Haedar Nashir Ajak Pemimpin Agama Ciptakan Suasana Damai dan Keadaban Mulia dalam Berbangsa

Ketua Umum PP Muhammadiyah Haedar Nashir meminta warga persyarikatan dan umat Islam untuk bijak dan tak berlebihan menanggapi polemik klaim Ketua Umum PBNU KH Said Aqil Siradj yang menyebut ‘jika imam dan khatib masjid selain NU, salah’.

Haedar Nashir Ajak Pemimpin Agama Ciptakan Suasana Damai dan Keadaban Mulia dalam Berbangsa
Ketua Umum PP Muhammaidyah, Haedar Nashir.

MONITORDAY.COM - Ketua Umum PP Muhammadiyah Haedar Nashir meminta warga persyarikatan dan umat Islam untuk bijak dan tak berlebihan menanggapi polemik klaim Ketua Umum PBNU KH Said Aqil Siradj yang menyebut ‘jika imam dan khatib masjid selain NU, salah’.

“Tetap ciptakan suasana tenang dan ukhuwah, tidak perlu bereaksi melebihi takaran. Tunjukkan warga Persyarikatan cerdas dan dewasa,” terang Haedar saat dihubungi pada Senin (28/1).

Menurut Haedar, lebih baik umat Islam mengedepankan ukhuwah dan mengerjakan agenda-agenda yang positif untuk kemajuan umat dan bangsa. Itu lebih baik, kata dia, ketimbang mempersoalkan pernyataan KH Said Aqil, apalagi ini tahun politik.

“Hendaknya pernyataan Kyai Aqil Siradj jangan jadi polemik di lingkungan umat Islam dan masyarakat, lebih-lebih di tahun politik. Semua pihak diharapkan bijak dan tidak memperpanjang masalah ini. Kita kedepankan ukhuwah dan kerjakan agenda positif untuk kemajuan umat dan bangsa,” ujarnya.

Seperti diketahui, dalam acara Harlah Muslimat NU di Gelora Bung Karno pada Minggu (27/1) kemarin, Ketua Umum PBNU KH Said Aqil Siradj mengatakan bahwa ‘Jika imam dan khatib masjid selain dari NU, maka salah semua’.

Muhammadiyah, kata Haedar, sangat berharap dan berpandangan tegas bahwa negara dan instansi pemerintah Indonesia harus menjadi milik bersama, seperti diamanatkan konstitusi, jangan menjadi milik golongan.

“Pemerintah harus berasaskan meritokrasi atau dasar kepantasan dan karir, jangan di atas kriteria primordilisme atau sekteranisme. Jika Indonesia ingin menjadi negara modern yang maju, maka bangun good governance dan profesionalisme, termasuk di Kementrian Agama,” tegas Haedar.

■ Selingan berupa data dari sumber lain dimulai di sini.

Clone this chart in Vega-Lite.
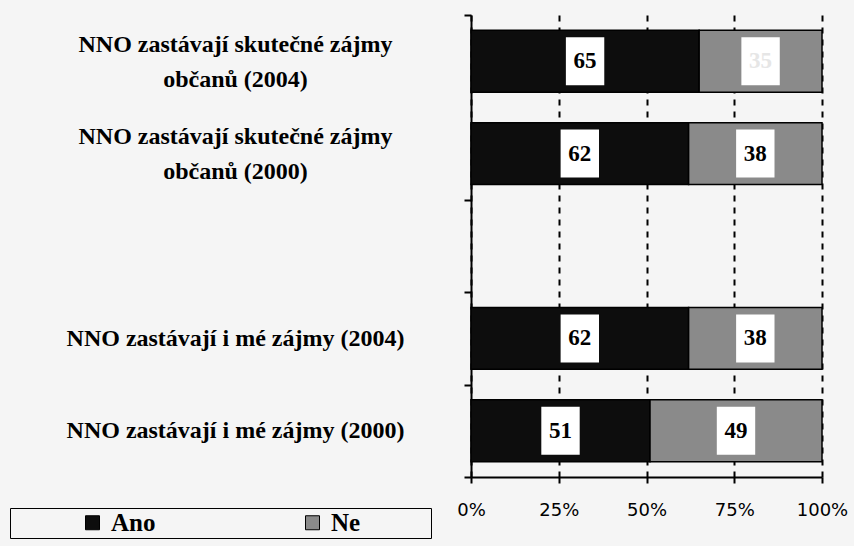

Lebih lanjut menurut Haedar, negara hangan dibangun berdasarkan kriteria golongan, apalagi dijadikan milik golongan tertentu. Jika primordialisme dibiarkan masuk dan dominan dalam institusi pemerintahan maka akan menghilangkan objektivisme dan prinsip negara milik semua.

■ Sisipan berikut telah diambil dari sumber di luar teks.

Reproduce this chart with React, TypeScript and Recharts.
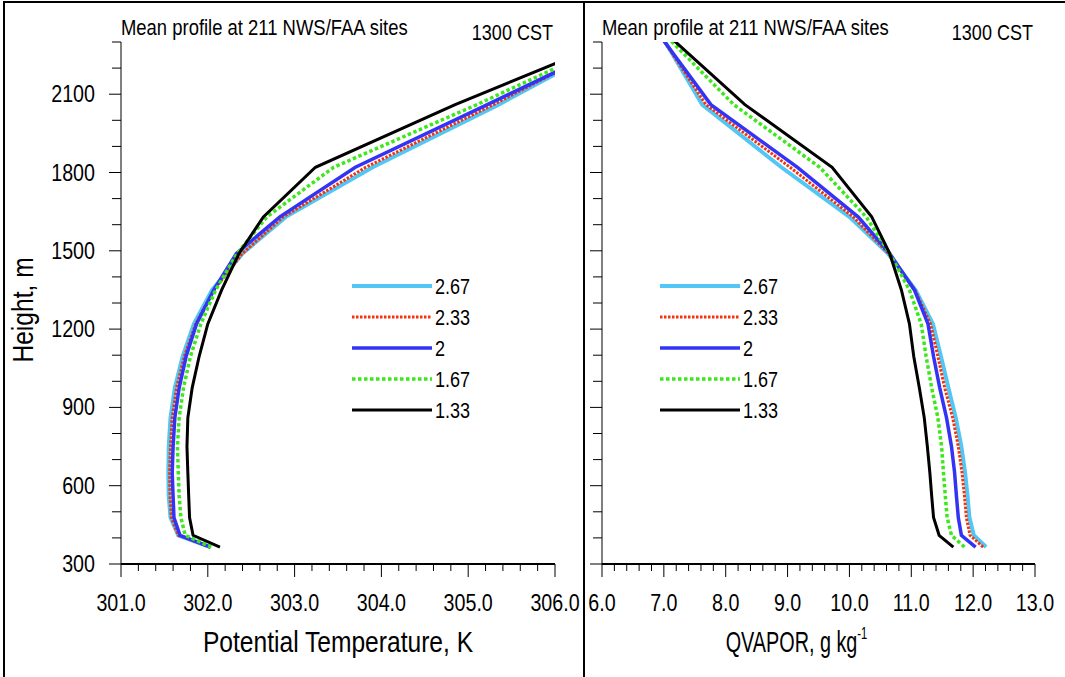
import React from "react";
import { LineChart, Line, XAxis, YAxis, Legend, Label } from "recharts";

// model levels (m) shared by every profile
const heights = [365, 410, 478, 560, 650, 750, 860, 975, 1095, 1220, 1350, 1490, 1630, 1820, 2060, 2330];

// potential temperature, K
const theta267 = [302.03, 301.66, 301.57, 301.55, 301.545, 301.55, 301.57, 301.62, 301.71, 301.84, 302.05, 302.40, 302.90, 303.90, 305.35, 306.86];
const theta233 = [302.03, 301.66, 301.58, 301.565, 301.56, 301.57, 301.59, 301.64, 301.73, 301.86, 302.07, 302.40, 302.87, 303.82, 305.29, 306.86];
const theta200 = [302.03, 301.68, 301.61, 301.60, 301.59, 301.60, 301.62, 301.67, 301.75, 301.87, 302.07, 302.33, 302.83, 303.70, 305.22, 306.92];
const theta167 = [302.04, 301.74, 301.69, 301.67, 301.66, 301.65, 301.67, 301.72, 301.80, 301.92, 302.09, 302.34, 302.68, 303.45, 305.10, 306.85];
const theta133 = [302.14, 301.83, 301.79, 301.78, 301.77, 301.76, 301.77, 301.82, 301.90, 302.00, 302.16, 302.36, 302.64, 303.24, 304.85, 306.83];

// water vapour mixing ratio, g/kg
const qv267 = [12.21, 12.01, 11.94, 11.91, 11.87, 11.81, 11.72, 11.60, 11.48, 11.35, 11.07, 10.62, 10.00, 8.90, 7.62, 6.95];
const qv233 = [12.16, 11.95, 11.89, 11.86, 11.82, 11.76, 11.67, 11.54, 11.43, 11.31, 11.06, 10.63, 10.06, 9.04, 7.68, 6.93];
const qv200 = [12.04, 11.81, 11.76, 11.73, 11.70, 11.65, 11.57, 11.46, 11.36, 11.27, 11.05, 10.65, 10.14, 9.16, 7.76, 6.92];
const qv167 = [11.86, 11.65, 11.58, 11.55, 11.52, 11.49, 11.43, 11.33, 11.24, 11.16, 10.97, 10.65, 10.27, 9.52, 8.13, 7.01];
const qv133 = [11.68, 11.45, 11.36, 11.33, 11.30, 11.26, 11.21, 11.13, 11.04, 10.97, 10.84, 10.65, 10.36, 9.72, 8.31, 7.05];

const seriesNames = ["2.67", "2.33", "2", "1.67", "1.33"];
const thetaSeries = [theta267, theta233, theta200, theta167, theta133];
const qvSeries = [qv267, qv233, qv200, qv167, qv133];

const yMajor = [300, 600, 900, 1200, 1500, 1800, 2100];
const thetaMajor = [301, 302, 303, 304, 305, 306];
const qvMajor = [6, 7, 8, 9, 10, 11, 12, 13];

const styles: Record<string, { color: string; width: number; dash?: string }> = {
  "2.67": { color: "#52c6f4", width: 4 },
  "2.33": { color: "#f4320c", width: 3, dash: "2.5 1.5" },
  "2": { color: "#3333f5", width: 3.5 },
  "1.67": { color: "#3ce81a", width: 3.5, dash: "3.5 2.5" },
  "1.33": { color: "#000000", width: 3 },
};

const FONT = "'Liberation Sans', Arial, sans-serif";
const PLOT_TOP = 42;

// condensed text (the original uses a narrow Helvetica)
const NText = ({ x, y, size, anchor = "start", squeeze = 0.82, rotate = 0, children }: any) => (
  <text
    transform={`translate(${x},${y}) rotate(${rotate}) scale(${squeeze},1)`}
    x={0}
    y={0}
    textAnchor={anchor}
    fontSize={size}
    fontFamily={FONT}
    fill="#000"
  >
    {children}
  </text>
);

// every 0.2 between the labelled ticks
const withMinor = (major: number[], step: number) => {
  const out: number[] = [];
  for (let i = 0; i < major.length - 1; i++) {
    for (let k = 0; k < 5; k++) out.push(Math.round((major[i] + k * step) * 100) / 100);
  }
  out.push(major[major.length - 1]);
  return out;
};
const yTicks = [300, 400, 500, 600, 700, 800, 900, 1000, 1100, 1200, 1300, 1400, 1500, 1600, 1700, 1800, 1900, 2000, 2100, 2200, 2300];

const XTick = (props: any) => {
  const { x, y, payload, major } = props;
  const isMajor = major.some((m: number) => Math.abs(m - payload.value) < 1e-6);
  return (
    <g>
      <line x1={x} x2={x} y1={y} y2={y + (isMajor ? 13 : 7)} stroke="#000" strokeWidth={1} />
      {isMajor && (
        <NText x={x} y={y + 47} size={24} anchor="middle">
          {payload.value.toFixed(1)}
        </NText>
      )}
    </g>
  );
};

const YTick = (props: any) => {
  const { x, y, payload, showLabel } = props;
  const isMajor = yMajor.includes(payload.value);
  return (
    <g>
      <line x1={x} x2={x - (isMajor ? 12 : 9)} y1={y} y2={y} stroke="#000" strokeWidth={1} />
      {isMajor && showLabel && (
        <NText x={x - 26} y={y + 8} size={24} anchor="end">
          {payload.value}
        </NText>
      )}
    </g>
  );
};

const LegendBox = () => (
  <svg width={200} height={150} style={{ overflow: "visible" }}>
    {seriesNames.map((name, i) => {
      const s = styles[name];
      const cy = 10 + i * 31;
      return (
        <g key={name}>
          <line x1={0} x2={80} y1={cy} y2={cy} stroke={s.color} strokeWidth={s.width} strokeDasharray={s.dash} />
          <NText x={83} y={cy + 8} size={22}>
            {name}
          </NText>
        </g>
      );
    })}
  </svg>
);

type PanelProps = {
  values: number[][];
  domain: [number, number];
  major: number[];
  left: number;
  width: number;
  axisWidth: number;
  rightMargin: number;
  showYLabels: boolean;
  legendLeft: number;
  xTitle: React.ReactNode;
  titleShift: number;
  titleSqueeze: number;
};

function Panel(p: PanelProps) {
  const xTicks = withMinor(p.major, 0.2);
  return (
    <div style={{ position: "absolute", left: p.left, top: 0 }}>
      <LineChart width={p.width} height={677} margin={{ top: PLOT_TOP, right: p.rightMargin, bottom: 0, left: 0 }}>
        <XAxis
          xAxisId="top"
          orientation="top"
          type="number"
          domain={p.domain}
          allowDataOverflow
          height={0}
          tick={false}
          tickLine={false}
          axisLine={{ stroke: "#000", strokeWidth: 1 }}
        />
        <XAxis
          type="number"
          dataKey="x"
          domain={p.domain}
          allowDataOverflow
          ticks={xTicks}
          interval={0}
          height={113}
          tickSize={0}
          tickMargin={0}
          tickLine={false}
          axisLine={{ stroke: "#000", strokeWidth: 2 }}
          tick={<XTick major={p.major} />}
        >
          <Label
            content={(lp: any) => {
              const vb = lp.viewBox;
              return (
                <g>
                  <NText x={vb.x + vb.width / 2 + p.titleShift} y={vb.y + 88} size={30} anchor="middle" squeeze={p.titleSqueeze}>
                    {p.xTitle}
                  </NText>
                  <NText x={vb.x} y={PLOT_TOP - 7} size={22.5}>
                    Mean profile at 211 NWS/FAA sites
                  </NText>
                  <NText x={vb.x + vb.width - 2} y={PLOT_TOP - 2} size={22} anchor="end">
                    1300 CST
                  </NText>
                </g>
              );
            }}
          />
        </XAxis>
        <YAxis
          type="number"
          domain={[300, 2300]}
          allowDataOverflow
          ticks={yTicks}
          interval={0}
          width={p.axisWidth}
          tickSize={0}
          tickMargin={0}
          tickLine={false}
          axisLine={{ stroke: "#000", strokeWidth: 1 }}
          tick={<YTick showLabel={p.showYLabels} />}
        >
          {p.showYLabels && (
            <Label
              content={() => (
                <NText x={33} y={310} size={30} anchor="middle" rotate={-90}>
                  Height, m
                </NText>
              )}
            />
          )}
        </YAxis>
        <YAxis
          yAxisId="right"
          orientation="right"
          type="number"
          domain={[300, 2300]}
          width={0}
          tick={false}
          tickLine={false}
          axisLine={{ stroke: "#000", strokeWidth: 1 }}
        />
        {seriesNames.map((name, si) => {
          const s = styles[name];
          return (
            <Line
              key={name}
              name={name}
              data={heights.map((h, i) => ({ h, x: p.values[si][i] }))}
              dataKey="h"
              type="linear"
              stroke={s.color}
              strokeWidth={s.width}
              strokeDasharray={s.dash}
              dot={false}
              activeDot={false}
              isAnimationActive={false}
            />
          );
        })}
        <Legend
          layout="vertical"
          align="center"
          verticalAlign="middle"
          content={<LegendBox />}
          wrapperStyle={{ position: "absolute", left: p.legendLeft, top: 276, width: 200 }}
        />
      </LineChart>
    </div>
  );
}

export default function App() {
  return (
    <div style={{ position: "absolute", left: 0, top: 0, width: 1065, height: 677, background: "#fff", overflow: "hidden" }}>
      <div style={{ position: "absolute", left: 3, top: 1, width: 1065, height: 676, borderLeft: "2px solid #000", borderTop: "2px solid #000" }} />
      <div style={{ position: "absolute", left: 583, top: 1, width: 0, height: 676, borderLeft: "2px solid #000" }} />
      <Panel
        values={thetaSeries}
        domain={[301, 306]}
        major={thetaMajor}
        left={0}
        width={583}
        axisWidth={121}
        rightMargin={28}
        showYLabels
        legendLeft={352}
        xTitle="Potential Temperature, K"
        titleShift={0}
        titleSqueeze={0.82}
      />
      <Panel
        values={qvSeries}
        domain={[6, 13]}
        major={qvMajor}
        left={583}
        width={482}
        axisWidth={19}
        rightMargin={30}
        showYLabels={false}
        legendLeft={77}
        xTitle={
          <>
            QVAPOR, g kg
            <tspan fontSize={17} dy={-13}>-1</tspan>
          </>
        }
        titleShift={-22}
        titleSqueeze={0.66}
      />
    </div>
  );
}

“Bahaya jika hal itu dibiarkan, akan menjadi preseden buruk bagi demokrasi, bahkan dapat memicu konflik atau perebutan antargolongan di Indonesia,” tuturnya.

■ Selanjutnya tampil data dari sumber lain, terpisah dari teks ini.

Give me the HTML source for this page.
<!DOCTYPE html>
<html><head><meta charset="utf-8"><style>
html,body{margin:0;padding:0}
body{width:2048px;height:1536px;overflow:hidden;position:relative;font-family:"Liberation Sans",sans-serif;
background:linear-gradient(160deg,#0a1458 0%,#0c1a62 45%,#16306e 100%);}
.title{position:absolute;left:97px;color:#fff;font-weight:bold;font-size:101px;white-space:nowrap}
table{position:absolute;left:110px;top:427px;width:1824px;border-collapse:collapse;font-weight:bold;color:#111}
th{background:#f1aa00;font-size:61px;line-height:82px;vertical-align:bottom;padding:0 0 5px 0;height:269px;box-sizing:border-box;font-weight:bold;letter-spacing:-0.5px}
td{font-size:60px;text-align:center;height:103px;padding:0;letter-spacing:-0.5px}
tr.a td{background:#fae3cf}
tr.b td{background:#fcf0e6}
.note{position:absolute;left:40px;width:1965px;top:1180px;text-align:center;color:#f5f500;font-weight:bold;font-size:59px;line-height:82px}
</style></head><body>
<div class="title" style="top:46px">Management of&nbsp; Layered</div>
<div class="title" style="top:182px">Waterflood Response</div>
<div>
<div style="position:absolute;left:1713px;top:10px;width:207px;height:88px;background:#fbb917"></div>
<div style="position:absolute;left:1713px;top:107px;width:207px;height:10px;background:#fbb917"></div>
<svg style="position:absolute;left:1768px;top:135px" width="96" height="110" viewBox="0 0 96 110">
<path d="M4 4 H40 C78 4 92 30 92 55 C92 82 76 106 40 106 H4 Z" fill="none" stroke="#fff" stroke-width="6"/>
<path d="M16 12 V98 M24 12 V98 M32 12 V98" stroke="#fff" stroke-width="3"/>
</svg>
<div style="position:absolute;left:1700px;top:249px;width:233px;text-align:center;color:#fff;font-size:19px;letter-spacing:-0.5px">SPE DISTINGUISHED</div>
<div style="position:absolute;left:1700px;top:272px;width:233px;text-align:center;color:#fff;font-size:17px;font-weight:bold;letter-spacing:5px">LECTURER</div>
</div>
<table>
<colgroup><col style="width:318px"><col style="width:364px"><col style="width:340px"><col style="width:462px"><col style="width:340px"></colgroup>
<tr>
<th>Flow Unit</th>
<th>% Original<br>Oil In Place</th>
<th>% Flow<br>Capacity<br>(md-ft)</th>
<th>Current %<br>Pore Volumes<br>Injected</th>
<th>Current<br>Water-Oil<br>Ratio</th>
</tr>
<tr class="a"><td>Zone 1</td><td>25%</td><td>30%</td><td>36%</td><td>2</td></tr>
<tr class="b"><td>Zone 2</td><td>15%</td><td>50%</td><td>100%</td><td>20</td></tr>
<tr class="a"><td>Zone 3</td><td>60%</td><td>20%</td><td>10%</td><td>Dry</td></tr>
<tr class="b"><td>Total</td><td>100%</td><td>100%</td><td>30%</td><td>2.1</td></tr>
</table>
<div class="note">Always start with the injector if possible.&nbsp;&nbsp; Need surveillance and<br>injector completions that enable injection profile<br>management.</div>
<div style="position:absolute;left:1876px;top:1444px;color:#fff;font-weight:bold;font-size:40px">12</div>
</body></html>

Haedar menegaskan, Indonesia jangan didominasi oleh satu golongan apalagi bermazhab golongan tertentu. Apalagi jika pandangan golongan itu menagasikan komponen bangsa lainnya, dengan menganggap diri paling benar. Hal itu, kata Haedar, merupakan bentuk dari fanatisme dan menjurus ke radikalisme. Bila sudah begitu, kata Haedar, mau dikemanakan Pancasila dan Bhineka Tunggal Ika?

Haedar lalu menghimbau, hendaknya semua tokoh umat dan bangsa penting mengedepankan ukhuwah secara autentik untuk merajut kebersamaan nan tulus dan tidak mengedepankan egoism golongan.

“Di tahun politik ini, bahkan jauhi ujaran-ujaran yang berpotensi menumbuhkan keretakan di tubuh umat dan bangsa, jika ingin Indonesia rukun dan utuh sebagaimana sering disuarakan dengan penuh gelora,” pungkas Haedar.

Para pemimpin agama semestinya, kata Haedar, dapat menampilkan uswah hasanah dan tidak menebar resah agar umat makin santun dan bijaksana.

“Mari ciptakan suasana damai dan keadaban mulia dalam berbangsa,” seru Haedar.